Belle, as she liked to be called, was born in Workington, Cumbria, a small coal-mining town on the edge of England’s lake district. When she was two, her parents, Tom and Margaret Barker, moved to Preston, Lancashire where her father became a village police officer. During the war years, she spent some time with the Land Army, doing her bit by picking vegetables.
During those years she also met her future husband, Gordon Ditchfield — first when he had been promoted from copy boy to junior reporter at the Lancashire Evening Post interviewing for stories at her grammar school, and later at a dance when he was on leave from the Royal Navy. They married after the war. In 1954, Gordon was offered a job with Reuters News Agency and they moved to London. A big move at the time. Belle remembered the London years as being a particularly happy time, raising her two children, Michael and June. With Europe now at peace, Belle’s love of travel began, taking family camping trips to Spain, Italy, France, Germany and the former Yugoslavia.
A new chapter began in 1965 when Reuters offered Gordon a two-year post in Washington, D.C. With teenage children in tow, the move was made to America. Little did they know that the transfer would become permanent, and that the family would later become American citizens. The U.S. also offered new possibilities for more than one family road trip to the West Coast, and travel for Belle and Gordon all over the world, to places such as Egypt, India, and China.
In 1980, when Gordon retired from Reuters, they moved to Martha’s Vineyard, where daughter June already lived with her husband and two children. Michael and his family followed a year later. The Vineyard was a perfect fit for Belle. She and Gordon became active in the Methodist Church and made many new friends. After Gordon found a new life as a fisherman, Belle took up painting, and created many fine Vineyard landscapes. She loved cooking and entertaining. Her door was always open, even during her children’s teenage years in England and D.C. A houseful of young people was always fun for her. On the Vineyard she took her grandchildren overnight every Friday, making Fridays forever Grammy night.
When Gordon died in 1999, Belle got a new life with the church ladies, as she called them. She even continued to travel and went to Hawaii with her best friend JoAnn Ewing.
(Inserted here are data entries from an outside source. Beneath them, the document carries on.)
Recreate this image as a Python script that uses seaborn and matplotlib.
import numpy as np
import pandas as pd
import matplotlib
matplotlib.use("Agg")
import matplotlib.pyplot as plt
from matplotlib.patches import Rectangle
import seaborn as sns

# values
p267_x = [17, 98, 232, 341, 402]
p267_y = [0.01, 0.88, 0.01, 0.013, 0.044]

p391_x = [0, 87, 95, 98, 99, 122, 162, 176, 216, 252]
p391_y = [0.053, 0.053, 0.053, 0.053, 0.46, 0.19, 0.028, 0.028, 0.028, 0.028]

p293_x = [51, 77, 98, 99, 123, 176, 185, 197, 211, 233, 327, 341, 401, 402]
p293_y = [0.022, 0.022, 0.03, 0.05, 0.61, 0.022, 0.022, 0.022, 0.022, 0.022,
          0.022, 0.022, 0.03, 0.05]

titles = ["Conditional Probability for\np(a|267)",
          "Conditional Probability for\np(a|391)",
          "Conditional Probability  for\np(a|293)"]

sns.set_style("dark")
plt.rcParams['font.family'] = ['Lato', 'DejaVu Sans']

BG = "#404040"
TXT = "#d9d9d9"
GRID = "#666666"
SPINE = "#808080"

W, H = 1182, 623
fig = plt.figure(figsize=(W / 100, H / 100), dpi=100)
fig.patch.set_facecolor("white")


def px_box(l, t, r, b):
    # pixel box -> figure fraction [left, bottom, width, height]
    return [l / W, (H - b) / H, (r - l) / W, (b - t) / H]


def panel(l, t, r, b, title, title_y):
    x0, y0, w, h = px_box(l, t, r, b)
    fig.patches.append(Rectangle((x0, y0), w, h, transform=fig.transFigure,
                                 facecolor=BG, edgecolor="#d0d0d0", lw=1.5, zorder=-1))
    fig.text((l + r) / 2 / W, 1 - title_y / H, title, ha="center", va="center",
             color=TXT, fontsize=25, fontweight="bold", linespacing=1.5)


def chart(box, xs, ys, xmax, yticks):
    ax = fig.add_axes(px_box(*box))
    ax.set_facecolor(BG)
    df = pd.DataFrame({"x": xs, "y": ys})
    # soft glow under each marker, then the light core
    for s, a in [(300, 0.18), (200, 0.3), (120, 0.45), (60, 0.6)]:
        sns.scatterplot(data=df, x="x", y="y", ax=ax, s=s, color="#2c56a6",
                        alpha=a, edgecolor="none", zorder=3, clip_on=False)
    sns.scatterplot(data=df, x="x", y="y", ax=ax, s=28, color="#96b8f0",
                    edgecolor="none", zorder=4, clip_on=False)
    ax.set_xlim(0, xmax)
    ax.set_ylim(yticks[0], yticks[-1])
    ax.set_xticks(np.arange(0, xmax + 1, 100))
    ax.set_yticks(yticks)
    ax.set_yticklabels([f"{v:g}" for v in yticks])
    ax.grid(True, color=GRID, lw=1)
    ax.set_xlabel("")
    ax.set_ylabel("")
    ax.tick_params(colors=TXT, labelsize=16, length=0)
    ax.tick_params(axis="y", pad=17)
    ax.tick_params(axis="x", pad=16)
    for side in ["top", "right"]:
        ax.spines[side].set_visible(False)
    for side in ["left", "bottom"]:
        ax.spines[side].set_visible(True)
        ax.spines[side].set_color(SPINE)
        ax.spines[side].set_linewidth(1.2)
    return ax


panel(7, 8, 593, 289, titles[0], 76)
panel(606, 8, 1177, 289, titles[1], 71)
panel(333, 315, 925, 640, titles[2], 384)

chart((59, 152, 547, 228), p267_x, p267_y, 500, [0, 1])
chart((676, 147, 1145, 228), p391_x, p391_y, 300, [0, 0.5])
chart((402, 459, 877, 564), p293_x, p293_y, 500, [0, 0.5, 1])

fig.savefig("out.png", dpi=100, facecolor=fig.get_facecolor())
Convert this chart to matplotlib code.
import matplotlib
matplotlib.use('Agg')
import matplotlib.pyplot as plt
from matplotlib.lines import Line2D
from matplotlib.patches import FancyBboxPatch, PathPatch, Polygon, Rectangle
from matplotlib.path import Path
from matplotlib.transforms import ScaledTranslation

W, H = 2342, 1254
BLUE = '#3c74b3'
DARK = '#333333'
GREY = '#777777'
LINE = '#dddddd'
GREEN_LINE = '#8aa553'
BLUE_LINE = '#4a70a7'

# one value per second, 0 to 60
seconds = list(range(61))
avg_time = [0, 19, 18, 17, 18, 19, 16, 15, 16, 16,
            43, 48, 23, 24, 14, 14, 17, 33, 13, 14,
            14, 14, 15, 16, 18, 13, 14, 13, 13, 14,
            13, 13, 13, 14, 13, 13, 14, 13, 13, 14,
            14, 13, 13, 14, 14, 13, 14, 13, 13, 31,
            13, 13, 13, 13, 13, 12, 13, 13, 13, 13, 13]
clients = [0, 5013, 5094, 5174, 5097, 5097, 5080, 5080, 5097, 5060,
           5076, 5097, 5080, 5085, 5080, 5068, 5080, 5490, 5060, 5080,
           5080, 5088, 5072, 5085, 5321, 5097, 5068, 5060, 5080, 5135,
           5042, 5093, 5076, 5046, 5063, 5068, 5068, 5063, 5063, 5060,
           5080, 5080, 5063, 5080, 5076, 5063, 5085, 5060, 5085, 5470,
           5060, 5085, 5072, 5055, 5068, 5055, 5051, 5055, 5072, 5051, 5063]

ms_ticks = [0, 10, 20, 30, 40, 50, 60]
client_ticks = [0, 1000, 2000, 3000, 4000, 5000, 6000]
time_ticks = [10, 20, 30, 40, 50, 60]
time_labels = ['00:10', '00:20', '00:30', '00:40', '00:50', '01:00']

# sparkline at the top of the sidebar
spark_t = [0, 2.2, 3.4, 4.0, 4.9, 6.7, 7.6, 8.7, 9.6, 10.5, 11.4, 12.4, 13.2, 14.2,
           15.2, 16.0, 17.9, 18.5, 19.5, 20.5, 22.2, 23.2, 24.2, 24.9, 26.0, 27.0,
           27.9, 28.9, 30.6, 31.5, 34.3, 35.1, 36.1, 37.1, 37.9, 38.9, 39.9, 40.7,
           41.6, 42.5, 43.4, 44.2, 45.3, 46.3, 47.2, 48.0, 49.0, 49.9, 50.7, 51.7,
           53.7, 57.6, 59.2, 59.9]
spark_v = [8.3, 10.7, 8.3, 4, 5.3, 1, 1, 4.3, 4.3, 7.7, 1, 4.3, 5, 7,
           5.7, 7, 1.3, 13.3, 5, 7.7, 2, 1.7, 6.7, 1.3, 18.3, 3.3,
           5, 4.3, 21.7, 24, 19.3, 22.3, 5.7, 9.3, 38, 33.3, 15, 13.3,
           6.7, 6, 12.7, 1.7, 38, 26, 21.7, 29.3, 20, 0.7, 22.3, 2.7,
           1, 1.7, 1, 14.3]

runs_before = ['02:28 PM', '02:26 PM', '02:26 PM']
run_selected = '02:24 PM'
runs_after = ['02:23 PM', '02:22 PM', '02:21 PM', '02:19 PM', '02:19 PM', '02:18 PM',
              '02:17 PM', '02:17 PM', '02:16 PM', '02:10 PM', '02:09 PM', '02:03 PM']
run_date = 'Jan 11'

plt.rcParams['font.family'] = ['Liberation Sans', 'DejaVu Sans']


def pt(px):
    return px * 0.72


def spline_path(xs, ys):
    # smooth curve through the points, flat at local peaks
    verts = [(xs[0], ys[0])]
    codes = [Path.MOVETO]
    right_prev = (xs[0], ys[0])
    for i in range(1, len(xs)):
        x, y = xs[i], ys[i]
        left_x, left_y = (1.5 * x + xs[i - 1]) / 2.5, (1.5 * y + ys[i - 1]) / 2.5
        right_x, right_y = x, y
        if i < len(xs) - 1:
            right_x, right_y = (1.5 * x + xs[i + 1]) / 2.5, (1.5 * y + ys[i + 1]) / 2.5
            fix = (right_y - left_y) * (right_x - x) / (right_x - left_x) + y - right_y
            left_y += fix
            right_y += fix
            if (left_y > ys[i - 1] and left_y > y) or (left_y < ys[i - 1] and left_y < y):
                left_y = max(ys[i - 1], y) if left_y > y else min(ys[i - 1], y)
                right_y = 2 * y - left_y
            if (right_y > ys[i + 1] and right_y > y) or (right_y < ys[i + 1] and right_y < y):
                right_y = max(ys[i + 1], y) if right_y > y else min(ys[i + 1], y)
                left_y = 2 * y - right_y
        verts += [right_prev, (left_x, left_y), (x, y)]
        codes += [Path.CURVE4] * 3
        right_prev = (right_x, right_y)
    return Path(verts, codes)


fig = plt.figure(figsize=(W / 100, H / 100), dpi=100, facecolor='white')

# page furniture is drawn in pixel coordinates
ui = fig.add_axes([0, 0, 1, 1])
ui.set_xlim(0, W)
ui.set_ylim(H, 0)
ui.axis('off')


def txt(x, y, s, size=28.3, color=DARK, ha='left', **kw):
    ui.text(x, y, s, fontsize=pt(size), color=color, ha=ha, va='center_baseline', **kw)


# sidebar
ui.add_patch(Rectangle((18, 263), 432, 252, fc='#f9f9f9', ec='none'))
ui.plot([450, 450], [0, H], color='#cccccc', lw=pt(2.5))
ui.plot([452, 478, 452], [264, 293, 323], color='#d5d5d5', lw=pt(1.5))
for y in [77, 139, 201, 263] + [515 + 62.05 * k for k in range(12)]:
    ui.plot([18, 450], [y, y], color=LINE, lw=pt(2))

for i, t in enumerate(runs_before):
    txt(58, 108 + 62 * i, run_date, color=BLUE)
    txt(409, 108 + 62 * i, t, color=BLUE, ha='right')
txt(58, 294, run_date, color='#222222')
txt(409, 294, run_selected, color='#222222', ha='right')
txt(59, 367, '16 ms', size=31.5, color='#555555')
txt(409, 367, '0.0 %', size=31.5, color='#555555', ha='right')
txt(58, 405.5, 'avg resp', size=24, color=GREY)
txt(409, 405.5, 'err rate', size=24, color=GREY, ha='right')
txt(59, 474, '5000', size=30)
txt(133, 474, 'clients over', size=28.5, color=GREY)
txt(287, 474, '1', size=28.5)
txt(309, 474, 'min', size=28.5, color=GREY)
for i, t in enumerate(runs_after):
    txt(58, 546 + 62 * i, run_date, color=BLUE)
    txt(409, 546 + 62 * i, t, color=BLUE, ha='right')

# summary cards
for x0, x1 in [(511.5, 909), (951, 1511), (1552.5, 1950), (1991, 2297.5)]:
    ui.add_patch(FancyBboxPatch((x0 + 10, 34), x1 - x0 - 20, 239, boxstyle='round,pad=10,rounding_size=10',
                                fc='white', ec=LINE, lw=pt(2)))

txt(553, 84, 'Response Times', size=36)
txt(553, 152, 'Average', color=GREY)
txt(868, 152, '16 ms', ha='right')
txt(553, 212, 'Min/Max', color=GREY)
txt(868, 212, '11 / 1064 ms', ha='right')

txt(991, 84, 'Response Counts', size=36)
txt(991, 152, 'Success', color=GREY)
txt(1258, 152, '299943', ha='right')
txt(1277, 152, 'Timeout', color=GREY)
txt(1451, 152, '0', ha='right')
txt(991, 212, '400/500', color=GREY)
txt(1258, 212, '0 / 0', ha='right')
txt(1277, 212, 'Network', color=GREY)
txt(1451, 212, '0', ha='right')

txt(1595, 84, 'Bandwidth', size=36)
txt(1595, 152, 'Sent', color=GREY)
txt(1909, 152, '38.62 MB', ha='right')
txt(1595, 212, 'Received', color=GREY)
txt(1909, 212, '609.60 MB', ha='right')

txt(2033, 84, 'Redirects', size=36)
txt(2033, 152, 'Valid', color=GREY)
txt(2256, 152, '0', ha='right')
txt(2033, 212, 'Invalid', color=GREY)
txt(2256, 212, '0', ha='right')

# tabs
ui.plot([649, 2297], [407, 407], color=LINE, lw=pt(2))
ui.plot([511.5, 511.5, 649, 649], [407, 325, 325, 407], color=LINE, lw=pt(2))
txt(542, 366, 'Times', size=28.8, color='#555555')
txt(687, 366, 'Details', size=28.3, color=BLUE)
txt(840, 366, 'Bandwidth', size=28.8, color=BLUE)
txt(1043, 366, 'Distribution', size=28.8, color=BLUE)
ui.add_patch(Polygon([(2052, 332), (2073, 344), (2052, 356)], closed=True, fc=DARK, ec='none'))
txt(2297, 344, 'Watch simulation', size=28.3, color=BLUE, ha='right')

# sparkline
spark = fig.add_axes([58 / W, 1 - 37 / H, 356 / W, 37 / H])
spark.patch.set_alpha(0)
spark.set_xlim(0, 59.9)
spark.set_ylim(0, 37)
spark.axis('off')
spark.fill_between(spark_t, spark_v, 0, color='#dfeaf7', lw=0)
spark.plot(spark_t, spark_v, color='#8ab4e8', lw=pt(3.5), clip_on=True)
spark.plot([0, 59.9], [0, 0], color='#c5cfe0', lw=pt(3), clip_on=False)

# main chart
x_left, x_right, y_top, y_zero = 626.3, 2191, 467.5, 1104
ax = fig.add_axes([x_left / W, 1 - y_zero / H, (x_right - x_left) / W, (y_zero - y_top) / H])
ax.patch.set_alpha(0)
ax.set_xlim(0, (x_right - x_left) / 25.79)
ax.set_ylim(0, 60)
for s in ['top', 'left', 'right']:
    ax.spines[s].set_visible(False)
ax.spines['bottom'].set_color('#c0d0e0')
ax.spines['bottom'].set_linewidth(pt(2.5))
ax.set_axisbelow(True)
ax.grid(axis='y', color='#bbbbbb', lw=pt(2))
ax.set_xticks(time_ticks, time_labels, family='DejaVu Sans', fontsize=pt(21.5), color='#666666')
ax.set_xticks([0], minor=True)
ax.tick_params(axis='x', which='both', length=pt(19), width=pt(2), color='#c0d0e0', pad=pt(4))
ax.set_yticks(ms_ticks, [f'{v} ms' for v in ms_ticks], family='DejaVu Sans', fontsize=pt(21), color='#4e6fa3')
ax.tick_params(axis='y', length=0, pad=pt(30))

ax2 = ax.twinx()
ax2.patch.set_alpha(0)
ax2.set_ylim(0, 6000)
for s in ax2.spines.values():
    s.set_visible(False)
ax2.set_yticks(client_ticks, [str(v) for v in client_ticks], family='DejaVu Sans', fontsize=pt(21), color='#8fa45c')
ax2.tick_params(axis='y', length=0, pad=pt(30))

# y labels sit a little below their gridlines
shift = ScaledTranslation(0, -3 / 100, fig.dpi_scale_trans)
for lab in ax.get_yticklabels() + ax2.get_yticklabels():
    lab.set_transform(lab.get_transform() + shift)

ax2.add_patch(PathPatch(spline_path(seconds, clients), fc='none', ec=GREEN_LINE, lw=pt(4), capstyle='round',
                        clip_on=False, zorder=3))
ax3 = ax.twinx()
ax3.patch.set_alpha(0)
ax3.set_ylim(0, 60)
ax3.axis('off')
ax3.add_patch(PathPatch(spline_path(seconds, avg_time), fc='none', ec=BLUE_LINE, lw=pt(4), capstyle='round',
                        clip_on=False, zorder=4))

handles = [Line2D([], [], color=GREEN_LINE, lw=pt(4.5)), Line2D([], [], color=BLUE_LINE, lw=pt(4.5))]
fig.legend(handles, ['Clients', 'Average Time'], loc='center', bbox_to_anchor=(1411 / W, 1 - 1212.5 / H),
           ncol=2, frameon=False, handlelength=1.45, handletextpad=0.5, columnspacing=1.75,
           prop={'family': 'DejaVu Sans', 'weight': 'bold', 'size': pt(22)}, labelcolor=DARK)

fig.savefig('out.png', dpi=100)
But she had also begun a correspondence with an old friend, Ron Clarke, whose wife had died around the same time as Gordon. They married in Edgartown four years later. She spent the next 11 years back in England with Ron living in the village of Anstey, in Hertfordshire. In England she loved connecting with old friends and going to the theatre. She also loved making trips back to the Vineyard to visit family.
After Ron died, Ms. Clarke moved back to the Island and spent her last four years with son Michael and his wife Lynn. Even toward the end of her life, as her memory loss progressed, she kept her sense of humor and loved to spar good-naturedly with the home health aides that came to take care of her, especially her beloved caretaker Laura DeBettencourt from VNA, Paul Dougherty from Vineyard Village and, toward the very end, Lori Perry from Hospice.
Belle was predeceased by her daughter, June. She is survived by her son Michael and daughter in law, Lynn, son in law Christopher Mara; her four grandchildren, Devin McCormack and partner Meghan La Roque, Brian Ditchfield and his wife Brooke Hardman Ditchfield, Mara Ditchfield Arens and her husband Mitchell Arens, Meghan McCormack and partner Jason Botary; and five great-grandchildren: Raven, Isabella, Isla, Owen and Olivia.
Donations in Belle’s memory can be sent to Hospice of Martha’s Vineyard, P.O. Box 1748 Vineyard Haven, MA 02568.